Comparing Loan Offers: A Quick Guide
Imagine you’re financing a $30,000 car. Here’s how different terms can look. Notice how a lower payment can cost you much more in the long run.
| Loan Term | APR | Monthly Payment | Total Interest Paid |
|---|---|---|---|
| 48 Months | 5.0% | $691 | $3,168 |
| 60 Months | 5.5% | $573 | $4,380 |
| 72 Months | 6.0% | $497 | $5,784 |
Secrets to the Perfect Honolulu Car Financing Deal
Over the years, I’ve learned a few tricks that go beyond the basic steps. These are the little things that can save you big money and headaches.
- Negotiate the Price, Not the Payment: This is my golden rule. Dealers love to ask, “What monthly payment are you comfortable with?” They can hit almost any monthly payment by extending the loan term, which means you pay way more in interest. Always negotiate the total vehicle price.
- Understand Hawaii GET: Remember that Hawaii’s General Excise Tax (GET) is added to the final price, not included in the sticker price. On Oahu, that’s 4.5%. For a $30,000 car, that’s an extra $1,350 you need to account for.
- Say “No” to Unnecessary Add-ons: In the F&I office, you’ll be offered extended warranties, GAP insurance, paint protection, and more. Some can be valuable, but they are often overpriced. Research them beforehand and know that you can almost always buy them for less from a third party.
- My Biggest Mistake (Learn From It!): For my second car, I got a great price but I was tired after hours of negotiating. In the F&I office, I rushed through the paperwork and ended up with a slightly higher APR than my pre-approval because I just wanted to be done. Lesson: Never sign when you’re tired. The final paperwork is the most important part. Be prepared to read every single line, and don’t be afraid to come back the next day.
- Always Read the Fine Print: Before you sign that final contract, read it all. Make sure the purchase price, down payment, trade-in value, APR, and loan term match exactly what you agreed to.

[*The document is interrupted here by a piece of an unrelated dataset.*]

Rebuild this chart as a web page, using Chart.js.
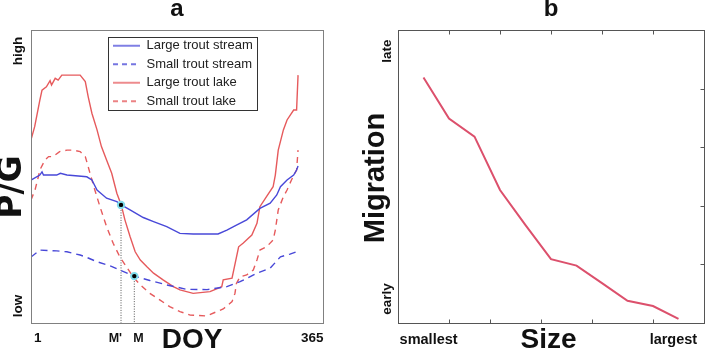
<!DOCTYPE html>
<html>
<head>
<meta charset="utf-8">
<title>P/G and migration</title>
<script src="https://cdn.jsdelivr.net/npm/chart.js@4.4.1/dist/chart.umd.min.js"></script>
<style>
  html, body { margin: 0; padding: 0; background: #fff; }
  #wrap { position: relative; width: 705px; height: 352px; }
  .panel { position: absolute; top: 0; }
  #pa { left: 0; }
  #pb { left: 353px; }
</style>
</head>
<body>
<div id="wrap">
  <div class="panel" id="pa"><canvas id="chartA" width="353" height="352"></canvas></div>
  <div class="panel" id="pb"><canvas id="chartB" width="352" height="352"></canvas></div>
</div>
<script>
// ---- panel a : P/G over the year (DOY) ----
const seriesNames = ['Large trout stream', 'Small trout stream', 'Large trout lake', 'Small trout lake'];

const doyLargeStream = [1, 13, 16, 18, 36, 41, 50, 77, 84, 91, 104, 118, 124, 136, 154, 168, 186, 204, 222, 256,
  268, 281, 295, 313, 327, 336, 341, 350, 359, 363, 365];
const pgLargeStream = [48.8, 50.5, 51.6, 50.5, 50.5, 51.1, 50.5, 49.9, 48.8, 45.4, 42.6, 41.4, 40.3, 38.6, 36, 34.6, 32.9, 30.6, 30.4, 30.4,
  31.7, 33.4, 35.2, 39.1, 40.9, 43.7, 46.5, 48.8, 50.5, 52.2, 53.6];

const doySmallStream = [1, 13, 36, 50, 68, 77, 91, 109, 122, 142, 163, 186, 213, 241, 268, 286, 309, 327, 341, 354, 363];
const pgSmallStream = [22.5, 24.9, 24.6, 24.3, 23.2, 22.4, 20.9, 19.5, 18.1, 16, 14.5, 13, 11.5, 11.4, 12.4, 14.1, 17, 18.7, 22.6, 23.5, 24.3];

const doyLargeLake = [1, 6, 13, 16, 22, 27, 29, 34, 38, 43, 68, 75, 79, 84, 91, 97, 104, 111, 118, 124,
  129, 136, 143, 150, 159, 168, 181, 195, 204, 222, 245, 261, 263, 275, 284, 290, 302, 309, 313, 322,
  331, 334, 338, 345, 350, 359, 363, 365];
const pgLargeLake = [62.5, 67, 76, 79.5, 80.6, 82.7, 81.2, 83.5, 82.9, 84.6, 84.6, 82.4, 77.2, 71.6, 65.9, 60.2, 55.6, 51.1, 44.3, 40.3,
  35.2, 29.5, 24.3, 21.5, 19.2, 17, 14.7, 12.4, 11.3, 10.1, 10.7, 12.4, 14.7, 15.3, 26, 27.2, 30, 34, 39.7, 43.1,
  46.5, 50.5, 59, 65.9, 69.3, 72.7, 72.7, 84.6];

const doySmallLake = [1, 6.5, 11, 13, 20, 25, 31, 40, 50, 59, 68, 75, 79, 81, 88, 95, 104, 113, 122, 131,
  140, 150, 163, 177, 190, 204, 218, 240, 263, 275, 279, 281, 286, 295, 304, 309, 313, 322, 331, 334,
  338, 345, 350, 356, 363, 365];
const pgSmallLake = [42, 45.4, 49.9, 52.2, 55.6, 56.8, 56.8, 58.5, 59, 59, 58.5, 56.8, 53.3, 51.5, 45.4, 39.7, 32.9, 27.2, 22.6, 19.2,
  15.8, 13, 10.1, 7.8, 5.6, 3.9, 2.7, 2.4, 4.8, 7.3, 10.1, 13.5, 15.8, 16.4, 18.1, 21.5, 24.9, 26, 28.3, 31.7,
  38.6, 43.1, 45.4, 48.8, 52.2, 59];

// migration points M' (large trout) and M (small trout)
const markerLabels = ["M'", "M"];
const markerDoy = [123.7, 141.8];
const markerPG = [40.3, 16.0];

const doyTicks = [1, 365];
const doyTickLabels = ['1', '365'];
const pgTicks = [92.8, 5.8];
const pgTickLabels = ['high', 'low'];

// ---- panel b : migration timing vs size ----
const sizeSteps = [0.5, 1, 1.5, 2, 2.5, 3, 3.5, 4, 4.5, 5, 5.5];
const migration = [4.19, 3.49, 3.18, 2.27, 1.67, 1.09, 0.98, 0.68, 0.38, 0.29, 0.07];

const sizeTicks = [0.6, 5.4];
const sizeTickLabels = ['smallest', 'largest'];
const migTicks = [4.64, 0.41];
const migTickLabels = ['late', 'early'];
const topTicks = [1, 2, 3, 4, 5];
const bottomTicks = [1, 1.8, 2.8, 3.8, 5];
const rightTicks = [1, 2, 3, 4];

Chart.defaults.font.family = '"Liberation Sans", Arial, sans-serif';
Chart.defaults.animation = false;

const BLUE = '#4848d8';
const RED = '#e65a5c';

function xy(xs, ys) {
	return xs.map((v, i) => ({ x: v, y: ys[i] }));
}

// small line sample used as the legend symbol (keeps the dash pattern)
function legendSample(color, dash) {
	const c = document.createElement('canvas');
	c.width = 27;
	c.height = 4;
	const g = c.getContext('2d');
	g.strokeStyle = color;
	g.lineWidth = 1.4;
	g.setLineDash(dash);
	g.beginPath();
	g.moveTo(0, 2);
	g.lineTo(27, 2);
	g.stroke();
	return c;
}

function rotText(ctx, txt, x, y) {
	ctx.save();
	ctx.translate(x, y);
	ctx.rotate(-Math.PI / 2);
	ctx.textAlign = 'center';
	ctx.textBaseline = 'middle';
	ctx.fillText(txt, 0, 0);
	ctx.restore();
}

// frame, legend box and labels for panel a
const panelA = {
	id: 'panelA',
	afterLayout(chart) {
		const a = chart.chartArea, lg = chart.legend;
		lg.left = a.left + 76.5;
		lg.top = a.top + 3.7;
		lg.right = lg.left + 150;
		lg.bottom = lg.top + 200;
	},
	afterDraw(chart) {
		const { ctx, chartArea: a, scales: { x, y } } = chart;
		ctx.save();
		ctx.strokeStyle = '#808080';
		ctx.lineWidth = 1;
		ctx.strokeRect(Math.round(a.left) + 0.5, Math.round(a.top) + 0.5, Math.round(a.width), Math.round(a.height));
		ctx.strokeStyle = '#333';
		ctx.strokeRect(Math.round(a.left) + 77.5, Math.round(a.top) + 7.5, 149, 73);

		ctx.fillStyle = '#111';
		ctx.font = 'bold 13.5px "Liberation Sans"';
		pgTicks.forEach((v, i) => rotText(ctx, pgTickLabels[i], a.left - 13, y.getPixelForValue(v)));
		ctx.textBaseline = 'middle';
		ctx.textAlign = 'left';
		doyTicks.forEach((v, i) => ctx.fillText(doyTickLabels[i], x.getPixelForValue(v) + 3, a.bottom + 15.5));

		ctx.font = 'bold 12.5px "Liberation Sans"';
		ctx.textAlign = 'right';
		ctx.fillText(markerLabels[0], x.getPixelForValue(markerDoy[0]) + 1, a.bottom + 15.5);
		ctx.textAlign = 'left';
		ctx.fillText(markerLabels[1], x.getPixelForValue(markerDoy[1]) - 1, a.bottom + 15.5);

		ctx.font = 'bold 33px "DejaVu Sans"';
		rotText(ctx, 'P/G', a.left - 19, a.top + 157);
		ctx.font = 'bold 28px "Liberation Sans"';
		ctx.textAlign = 'center';
		ctx.fillText('DOY', a.left + 161, a.bottom + 17);
		ctx.restore();
	}
};

// frame, inward ticks and labels for panel b
const panelB = {
	id: 'panelB',
	afterDraw(chart) {
		const { ctx, chartArea: a, scales: { x, y } } = chart;
		const L = Math.round(a.left) + 0.5, T = Math.round(a.top) + 0.5;
		const R = Math.round(a.right) + 0.5, B = Math.round(a.bottom) + 0.5;
		ctx.save();
		ctx.strokeStyle = '#555';
		ctx.lineWidth = 1;
		ctx.strokeRect(L, T, R - L, B - T);
		ctx.beginPath();
		topTicks.forEach(v => {
			const px = Math.round(x.getPixelForValue(v)) + 0.5;
			ctx.moveTo(px, T); ctx.lineTo(px, T + 4);
		});
		bottomTicks.forEach(v => {
			const px = Math.round(x.getPixelForValue(v)) + 0.5;
			ctx.moveTo(px, B); ctx.lineTo(px, B - 4);
		});
		rightTicks.forEach(v => {
			const py = Math.round(y.getPixelForValue(v)) + 0.5;
			ctx.moveTo(R, py); ctx.lineTo(R - 4, py);
		});
		ctx.stroke();

		ctx.fillStyle = '#111';
		ctx.font = 'bold 13.5px "Liberation Sans"';
		migTicks.forEach((v, i) => rotText(ctx, migTickLabels[i], a.left - 11, y.getPixelForValue(v)));
		ctx.font = 'bold 14.5px "Liberation Sans"';
		ctx.textAlign = 'center';
		ctx.textBaseline = 'middle';
		sizeTicks.forEach((v, i) => ctx.fillText(sizeTickLabels[i], x.getPixelForValue(v), a.bottom + 17));

		ctx.font = 'bold 29px "Liberation Sans"';
		rotText(ctx, 'Migration', a.left - 22, a.top + 148);
		ctx.font = 'bold 28px "Liberation Sans"';
		ctx.textAlign = 'center';
		ctx.fillText('Size', a.left + 150.5, a.bottom + 17);
		ctx.restore();
	}
};

const lineBase = { pointRadius: 0, borderWidth: 1.4, tension: 0, fill: false, order: 1 };

new Chart(document.getElementById('chartA').getContext('2d'), {
	type: 'line',
	data: {
		datasets: [
			{ ...lineBase, label: seriesNames[0], data: xy(doyLargeStream, pgLargeStream), borderColor: BLUE, backgroundColor: BLUE,
				pointStyle: legendSample(BLUE, []) },
			{ ...lineBase, label: seriesNames[1], data: xy(doySmallStream, pgSmallStream), borderColor: BLUE, backgroundColor: BLUE, borderDash: [7, 5],
				pointStyle: legendSample(BLUE, [5, 4]) },
			{ ...lineBase, label: seriesNames[2], data: xy(doyLargeLake, pgLargeLake), borderColor: RED, backgroundColor: RED,
				pointStyle: legendSample(RED, []) },
			{ ...lineBase, label: seriesNames[3], data: xy(doySmallLake, pgSmallLake), borderColor: RED, backgroundColor: RED, borderDash: [6, 5],
				pointStyle: legendSample(RED, [5, 4]) },
			{ ...lineBase, label: 'drop M1', data: xy([markerDoy[0], markerDoy[0]], [markerPG[0], 0]), borderColor: '#555', borderWidth: 1, borderDash: [1, 1.5] },
			{ ...lineBase, label: 'drop M2', data: xy([markerDoy[1], markerDoy[1]], [markerPG[1], 0]), borderColor: '#555', borderWidth: 1, borderDash: [1, 1.5] },
			{
				label: 'markers', data: xy(markerDoy, markerPG), showLine: false, order: 0,
				pointRadius: 3.2, pointBackgroundColor: '#000', pointBorderColor: '#80dcec', pointBorderWidth: 2
			}
		]
	},
	options: {
		responsive: false,
		layout: { padding: { left: 31, right: 30, top: 0, bottom: 29 } },
		scales: {
			x: { type: 'linear', min: 1, max: 399, display: false },
			y: { type: 'linear', min: 0, max: 100, display: false }
		},
		plugins: {
			title: {
				display: true, text: 'a', color: '#111',
				font: { size: 24, weight: 'bold', lineHeight: 0.8 },
				padding: { top: 0, bottom: 10.8 }
			},
			legend: {
				position: 'chartArea',
				align: 'start',
				labels: {
					filter: item => item.datasetIndex < 4,
					usePointStyle: true,
					pointStyleWidth: 27,
					padding: 5.5,
					color: '#222',
					font: { size: 13 }
				}
			},
			tooltip: { enabled: false }
		}
	},
	plugins: [panelA]
});

new Chart(document.getElementById('chartB').getContext('2d'), {
	type: 'line',
	data: {
		datasets: [
			{ label: 'Migration', data: xy(sizeSteps, migration), borderColor: '#dc506c', backgroundColor: '#dc506c', borderWidth: 2, pointRadius: 0, tension: 0 }
		]
	},
	options: {
		responsive: false,
		layout: { padding: { left: 45, right: 1, top: 0, bottom: 29 } },
		scales: {
			x: { type: 'linear', min: 0, max: 6, display: false },
			y: { type: 'linear', min: 0, max: 5, display: false }
		},
		plugins: {
			title: {
				display: true, text: 'b', color: '#111',
				font: { size: 24, weight: 'bold', lineHeight: 0.8 },
				padding: { top: 0, bottom: 10.8 }
			},
			legend: { display: false },
			tooltip: { enabled: false }
		}
	},
	plugins: [panelB]
});
</script>
</body>
</html>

No exceptions.
Frequently Asked Questions
Can I get car financing in Honolulu with bad credit?
Yes, it’s possible, but expect a higher interest rate and a larger required down payment. Getting pre-approved from a local credit union that works with members with lower scores is your best first step before heading to the dealership.
Should I use the dealership’s financing or my own?

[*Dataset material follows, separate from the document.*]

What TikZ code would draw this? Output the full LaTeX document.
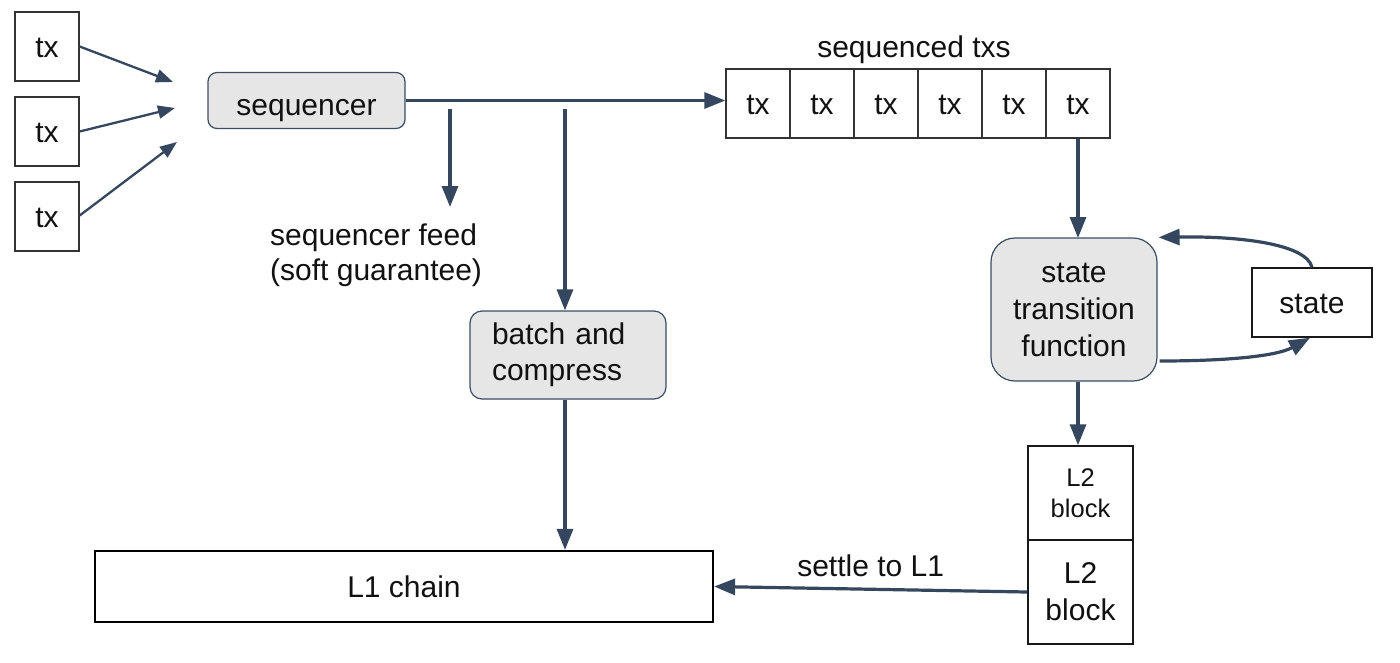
\documentclass[tikz,border=0pt]{standalone}
\usepackage{fontspec}
\setmainfont{Liberation Sans}
\usetikzlibrary{arrows.meta}
\definecolor{arr}{HTML}{34475F}
\definecolor{gfill}{HTML}{E6E6E6}
\definecolor{gline}{HTML}{3B4D63}
\definecolor{txt}{HTML}{111111}
\tikzset{
  base/.style={inner sep=0pt, text=txt, font=\fontsize{30}{37.5}\selectfont},
  one/.style={text height=24pt, text depth=3pt},
  txbox/.style={base, one, draw=black!80, line width=1.3pt, fill=white, minimum width=64pt, minimum height=69pt},
  gbox/.style={base, draw=gline, line width=1.2pt, fill=gfill},
  plainbox/.style={base, draw=black!90, line width=1.5pt, fill=white},
  conn/.style={draw=arr, line width=3.2pt, -{Triangle[length=21pt,width=16pt]}},
  thinconn/.style={draw=arr, line width=2.3pt, -{Triangle[length=17pt,width=13pt]}},
  label/.style={base}
}
\begin{document}
\begin{tikzpicture}[x=1pt,y=-1pt]
\useasboundingbox (0,0) rectangle (1400,662);
\fill[white] (0,0) rectangle (1400,662);
% left txs
\node[txbox] (t1) at (47,46.5) {tx};
\node[txbox] (t2) at (47,131.5) {tx};
\node[txbox] (t3) at (47,216.5) {tx};
\coordinate (c1) at (173,82);
\coordinate (c2) at (175,108);
\coordinate (c3) at (177,142);
\draw[thinconn] (t1.east) -- (c1);
\draw[thinconn] (t2.east) -- (c2);
\draw[thinconn] ([yshift=1pt]t3.east) -- (c3);
% sequencer
\node[gbox, text height=30pt, text depth=0pt, rounded corners=9pt, minimum width=197pt, minimum height=56pt] (seq) at (306.5,100.5) {sequencer};
% sequenced txs row
\foreach \i/\x in {1/758,2/822,3/886,4/950,5/1014,6/1078}{
  \node[txbox] (r\i) at (\x,103.5) {tx};
}
\node[label, one] (sqlabel) at (914,46.5) {sequenced txs};
\draw[conn] (seq.east) -- (seq.east -| r1.west);
% drops
\coordinate (d1s) at (450,109);
\coordinate (d1e) at (450,207);
\coordinate (d2s) at (565,109);
\draw[conn] (d1s) -- (d1e);
\node[label, anchor=west, align=left, font=\fontsize{30}{35}\selectfont] (feed) at (270,255) {sequencer feed\\(soft guarantee)};
% batch
\node[gbox, rounded corners=12pt, minimum height=88pt, text width=152pt, inner xsep=22pt, align=left, font=\fontsize{30}{36}\selectfont] (batch) at (568,355) {batch and\\compress};
\draw[conn] (d2s) -- (d2s |- batch.north);
% L1 chain
\node[base, one, draw=black, line width=2.2pt, fill=white, minimum width=618pt, minimum height=71pt] (l1) at (404,586.5) {L1 chain};
\draw[conn] (batch.south -| d2s) -- (d2s |- l1.north);
% state transition function
\draw[conn] (r6.south) -- (r6.south |- 0,238);
\node[gbox, rounded corners=24pt, minimum width=166pt, minimum height=143pt, align=center, font=\fontsize{30}{37}\selectfont] (stf) at (1074,309.5) {state\\transition\\function};
% state
\node[plainbox, one, minimum width=120pt, minimum height=69pt] (state) at (1312,302.5) {state};
\draw[conn] (state.north) .. controls (1306,243) and (1235,236) .. ([xshift=1pt]stf.north east);
\draw[conn] ([yshift=-51.5pt,xshift=2pt]stf.east) .. controls (1220,361) and (1275,357) .. ([xshift=-2pt]state.south);
% L2 blocks
\node[plainbox, minimum width=105pt, minimum height=94pt, align=center, font=\fontsize{25.5}{31.5}\selectfont] (b1) at (1080.5,493) {L2\\block};
\node[plainbox, minimum width=105pt, minimum height=104pt, align=center, font=\fontsize{30}{37}\selectfont] (b2) at (1080.5,592) {L2\\block};
\draw[conn] (stf.south -| 1078,0) -- (b1.north -| 1078,0);
\draw[conn] (b2.west) -- node[label, one, above=8pt] (settle) {settle to L1} (l1.east);
\end{tikzpicture}
\end{document}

Always get your own pre-approval first to have a benchmark. Then, let the dealership try to beat that rate. You create competition for your business, which can only benefit you. Go with whichever offer is truly better (lower APR for the same term).
How does Hawaii’s General Excise Tax (GET) affect my car loan?
The GET (4.5% on Oahu, 4% on neighbor islands) is applied to the final negotiated price of the car. This total amount, plus fees, is what you will be financing. Always factor it into your budget calculations from the very beginning.
How important is the down payment?
Extremely important. A larger down payment reduces the amount you need to borrow, which can lower your monthly payments, help you get a better interest rate, and protect you from being “upside down” (owing more than the car is worth).